Ballistic Testing versus Shooting and Hoping

In small-arms training and range design, relying on ad hoc live fire — “shooting and hoping” — is inherently risky and epistemically unsound. Without controlled, repeatable testing, one cannot reliably know how ammunition will interact with different materials or whether a target/back-stop will contain or redirect fragments safely.

By contrast, ballistic testing subjects weapons, ammunition, and target materials to systematic, repeatable experiments under defined conditions. This approach enables verification of performance criteria—such as whether a given backstop material consistently prevents ricochet or fragmentation across shot type, velocity, and angle. For example, a large-scale experimental study produced 297 ricochet marks on concrete from five bullet types across two distances, revealing wide variability in impact-mark morphology even under controlled conditions.  Meanwhile, other work has recorded thermal energy and fragmentation patterns when projectiles ricochet off steel, concrete, or granite — demonstrating secondary hazards such as fragments or heat that cannot be predicted without testing.

Moreover, the scientific principle of defining criteria before testing (i.e. “to know X, one must first define what counts as acceptable performance”) is central to engineering practice. Without upfront specification — what constitutes safe containment, acceptable fragment ricochet angles, or tolerable splash energy — shooting becomes a gamble. Controlled ballistic testing transforms guesswork into evidence-based engineering, enabling range designers and users to select materials and layouts based on data rather than assumption.

In short: ballistic testing is indispensable if safety, repeatability, and verifiable performance matter. “Shooting and hoping” has no place where lives and legal accountability hinge on predictable behaviour.

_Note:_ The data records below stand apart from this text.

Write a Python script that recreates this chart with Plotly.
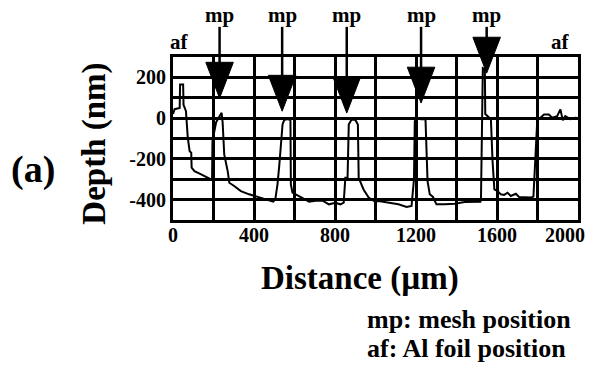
import plotly.graph_objects as go

# Depth profile (Distance in µm, Depth in nm)
dist = [0, 8, 33, 35, 50, 52, 64, 66, 73, 82, 90, 92, 106, 139, 165, 188, 193, 195, 213, 230, 240, 245, 247, 253,
        270, 278, 302, 335, 376, 417, 466, 495, 505, 516, 525, 533, 541, 549, 565, 580, 582, 590, 606, 639, 672,
        704, 737, 770, 802, 827, 843, 851, 862, 868, 881, 900, 913, 917, 941, 966, 998, 1015, 1064, 1113, 1154,
        1178, 1190, 1194, 1203, 1225, 1243, 1247, 1257, 1268, 1284, 1301, 1342, 1391, 1440, 1505, 1518, 1521,
        1530, 1540, 1542, 1562, 1570, 1578, 1587, 1603, 1619, 1635, 1652, 1668, 1693, 1709, 1766, 1780, 1799,
        1815, 1832, 1856, 1872, 1897, 1913, 1925, 1937, 1962, 1987, 2000]
depth = [20, 44, 50, 165, 165, 65, 34, -15, -96, -162, -170, -243, -260, -276, -290, -301, -296, -110, -20, 10, 26,
         -20, -70, -178, -260, -317, -333, -358, -374, -387, -404, -410, -400, -325, -230, -129, -31, -10, -5, -10,
         -325, -366, -374, -390, -410, -405, -404, -423, -415, -423, -415, -293, -293, -31, -8, -8, -31, -293, -350,
         -390, -410, -407, -415, -423, -436, -431, -300, -15, 2, -5, -5, -10, -309, -374, -387, -423, -423, -420,
         -412, -410, -410, -390, 245, 240, 20, 2, -10, -211, -350, -358, -374, -377, -366, -382, -371, -387, -390,
         -385, -7, 2, 18, 18, 2, 10, 43, -10, 10, -5, 2, 0]

# mesh position markers (arrow x, arrow tip depth)
mp_x = [230, 539, 858, 1225, 1549]
mp_tip = [98, 34, 25, 74, 221]
af_x = [34, 1912]

x_ticks = list(range(0, 2001, 200))
x_labels = [str(v) if (v % 400 == 0 and v < 2000) else "" for v in x_ticks]
x_last_label = "2000"
y_ticks = list(range(-500, 301, 100))
y_labels = [str(v) if v in (-400, -200, 0, 200) else "" for v in y_ticks]

YMIN, YMAX = -500, 300
FONT = "Liberation Serif, Times New Roman, Times, serif"

fig = go.Figure()
fig.add_trace(go.Scatter(x=dist, y=depth, mode="lines",
                         line=dict(color="black", width=2), showlegend=False))

def ypaper(v):
    return (v - YMIN) / (YMAX - YMIN)

def bold(s):
    return f"<b>{s}</b>"

tri_h = 0.22      # paper units
tri_hw = 68       # data units (half width)
shapes = []
annotations = []
for xm, tip in zip(mp_x, mp_tip):
    yt = ypaper(tip)
    shapes.append(dict(type="line", xref="x", yref="paper", x0=xm, x1=xm, y0=1.185, y1=yt + tri_h / 2,
                       line=dict(color="black", width=2.5)))
    path = f"M {xm - tri_hw},{yt + tri_h} L {xm + tri_hw},{yt + tri_h} L {xm},{yt} Z"
    shapes.append(dict(type="path", xref="x", yref="paper", path=path,
                       fillcolor="black", line=dict(color="black", width=1)))
    annotations.append(dict(x=xm, y=1.258, xref="x", yref="paper", text=bold("mp"), showarrow=False,
                            font=dict(family=FONT, size=21, color="black"),
                            xanchor="center", yanchor="middle"))
for xa in af_x:
    annotations.append(dict(x=xa, y=1.09, xref="x", yref="paper", text=bold("af"), showarrow=False,
                            font=dict(family=FONT, size=21, color="black"),
                            xanchor="center", yanchor="middle"))

annotations += [
    dict(x=1.022, y=-0.09, xref="paper", yref="paper", text=bold(x_last_label), showarrow=False,
         font=dict(family=FONT, size=20, color="black"), xanchor="right", yanchor="middle"),
    dict(x=0.461, y=-0.356, xref="paper", yref="paper", text=bold("Distance (µm)"), showarrow=False,
         font=dict(family=FONT, size=33, color="black"), xanchor="center", yanchor="middle"),
    dict(x=-0.196, y=0.466, xref="paper", yref="paper", text=bold("Depth (nm)"), showarrow=False, textangle=-90,
         font=dict(family=FONT, size=33, color="black"), xanchor="center", yanchor="middle"),
    dict(x=-0.346, y=0.307, xref="paper", yref="paper", text=bold("(a)"), showarrow=False,
         font=dict(family=FONT, size=38, color="black"), xanchor="center", yanchor="middle"),
    dict(x=0.475, y=-0.613, xref="paper", yref="paper", text=bold("mp: mesh position"), showarrow=False,
         font=dict(family=FONT, size=26, color="black"), xanchor="left", yanchor="middle"),
    dict(x=0.475, y=-0.79, xref="paper", yref="paper", text=bold("af: Al foil position"), showarrow=False,
         font=dict(family=FONT, size=26, color="black"), xanchor="left", yanchor="middle"),
]

axis_common = dict(showgrid=True, gridcolor="black", gridwidth=2.5, showline=True, linecolor="black",
                   linewidth=3, mirror=True, ticks="", zeroline=False,
                   tickfont=dict(family=FONT, size=20, color="black", weight="bold"))

fig.update_layout(
    width=592, height=366,
    margin=dict(l=173, r=11, t=57, b=146),
    paper_bgcolor="white", plot_bgcolor="white",
    xaxis=dict(range=[0, 2000], tickvals=x_ticks, ticktext=x_labels, ticklabelstandoff=-5, **axis_common),
    yaxis=dict(range=[YMIN, YMAX], tickvals=y_ticks, ticktext=y_labels, **axis_common),
    shapes=shapes, annotations=annotations,
)

fig.write_html("out.html")
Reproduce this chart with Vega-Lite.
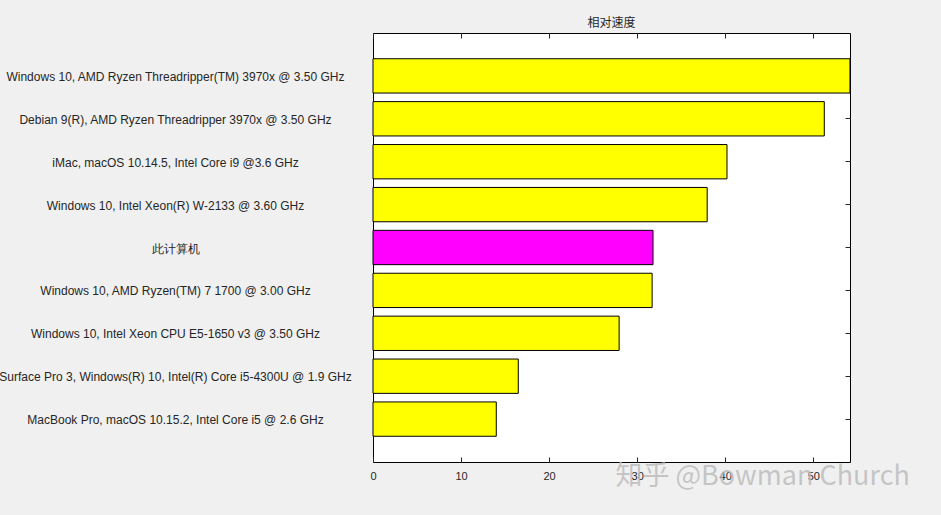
{
  "$schema": "https://vega.github.io/schema/vega-lite/v6.json",
  "width": 477,
  "height": 429,
  "autosize": {"type": "none"},
  "padding": {"left": 373, "top": 33, "right": 91, "bottom": 53},
  "background": "#f0f0f0",
  "title": {"text": "相对速度", "font": "Noto Sans CJK SC", "fontSize": 12, "fontWeight": "normal", "color": "#262626", "anchor": "middle", "offset": 3},
  "data": {"values": [
    {"machine": "Windows 10, AMD Ryzen Threadripper(TM) 3970x @ 3.50 GHz", "speed": 54.17, "self": "no"},
    {"machine": "Debian 9(R), AMD Ryzen Threadripper 3970x @ 3.50 GHz", "speed": 51.25, "self": "no"},
    {"machine": "iMac, macOS 10.14.5, Intel Core i9 @3.6 GHz", "speed": 40.2, "self": "no"},
    {"machine": "Windows 10, Intel Xeon(R) W-2133 @ 3.60 GHz", "speed": 37.95, "self": "no"},
    {"machine": "此计算机", "speed": 31.8, "self": "yes"},
    {"machine": "Windows 10, AMD Ryzen(TM) 7 1700 @ 3.00 GHz", "speed": 31.7, "self": "no"},
    {"machine": "Windows 10, Intel Xeon CPU E5-1650 v3 @ 3.50 GHz", "speed": 27.95, "self": "no"},
    {"machine": "Surface Pro 3, Windows(R) 10, Intel(R) Core i5-4300U @ 1.9 GHz", "speed": 16.5, "self": "no"},
    {"machine": "MacBook Pro, macOS 10.15.2, Intel Core i5 @ 2.6 GHz", "speed": 14.0, "self": "no"}
  ]},
  "encoding": {
    "y": {"field": "machine", "type": "nominal", "sort": null,
          "scale": {"paddingInner": 0.2, "paddingOuter": 0.6}},
    "x": {"field": "speed", "type": "quantitative",
          "scale": {"domain": [0, 54.17], "nice": false, "zero": true}}
  },
  "layer": [
    {
      "mark": {"type": "bar", "stroke": "black", "strokeWidth": 1},
      "encoding": {
        "color": {"field": "self", "type": "nominal",
                  "scale": {"domain": ["no", "yes"], "range": ["#ffff00", "#ff00ff"]},
                  "legend": null},
        "x": {"field": "speed", "type": "quantitative",
              "axis": {"orient": "bottom", "title": "知乎 @Bowman Church", "values": [0, 10, 20, 30, 40, 50],
                       "grid": false, "tickSize": -5, "tickColor": "#262626", "domain": false, "labelFlush": false,
                       "labelFont": "Liberation Sans", "labelFontSize": 11, "labelColor": "#262626", "labelPadding": 13,
                       "titleFont": "Noto Sans CJK SC", "titleFontSize": 27, "titleFontWeight": "normal",
                       "titleColor": "#bdbdbd", "titleOpacity": 0.85, "titleAlign": "left", "titleAnchor": "start",
                       "titleX": 242, "titleY": 14, "titleBaseline": "middle"}},
        "y": {"field": "machine", "type": "nominal", "sort": null,
              "axis": {"orient": "left", "title": null, "grid": false, "tickSize": -5, "tickColor": "#262626",
                       "domain": false, "labelAlign": "center", "labelPadding": 203, "labelLimit": 600,
                       "labelFont": "Liberation Sans", "labelFontSize": 12, "labelColor": "#262626", "labelOffset": 1}}
      }
    },
    {
      "mark": {"type": "bar", "opacity": 0},
      "encoding": {
        "x": {"field": "speed", "type": "quantitative",
              "axis": {"orient": "top", "title": null, "values": [0, 10, 20, 30, 40, 50], "labels": false,
                       "grid": false, "tickSize": -5, "tickColor": "#262626", "domain": false}},
        "y": {"field": "machine", "type": "nominal", "sort": null,
              "axis": {"orient": "right", "title": null, "labels": false, "grid": false,
                       "tickSize": -5, "tickColor": "#262626", "domain": false}}
      }
    }
  ],
  "resolve": {"axis": {"x": "independent", "y": "independent"}},
  "config": {
    "view": {"fill": "white", "stroke": "black", "strokeWidth": 1}
  }
}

  1. Eren, Metin I., Jay Romans, Robert S. Walker, Briggs Buchanan, and Alastair Key. 2024. “Bullet Ricochet Mark Plan-View Morphology in Concrete: An Experimental Assessment of Five Bullet Types and Two Distances Using Machine Learning.” Forensic Sciences Research 9, no. 1 (December 29, 2023).
  2. J. M. Jasiński et al. 2024. “Thermal Energy Analysis of Projectiles during Ricochetting Using a Thermal Camera.” Materials 15, no. 13.
  3. Kunz, S., S. Kirchhoff, R. Eggersmann, D. Stiefel, M. Gessinger, A. Manthei, S. Eichner, M. Graw, and O. Peschel. 2013. “Ricocheted Rifle and Shotgun Projectiles: A Ballistic Evaluation.” Journal of the Technical Examination 42 (2).
  4. McNeil, P., W. Thompson, L. Li, et al. 2023. “Bullet Ricochet Mark Plan-View Morphology in Concrete: An Experimental Assessment of Five Bullet Types and Two Distances.” Forensic Sciences Research 9 (1).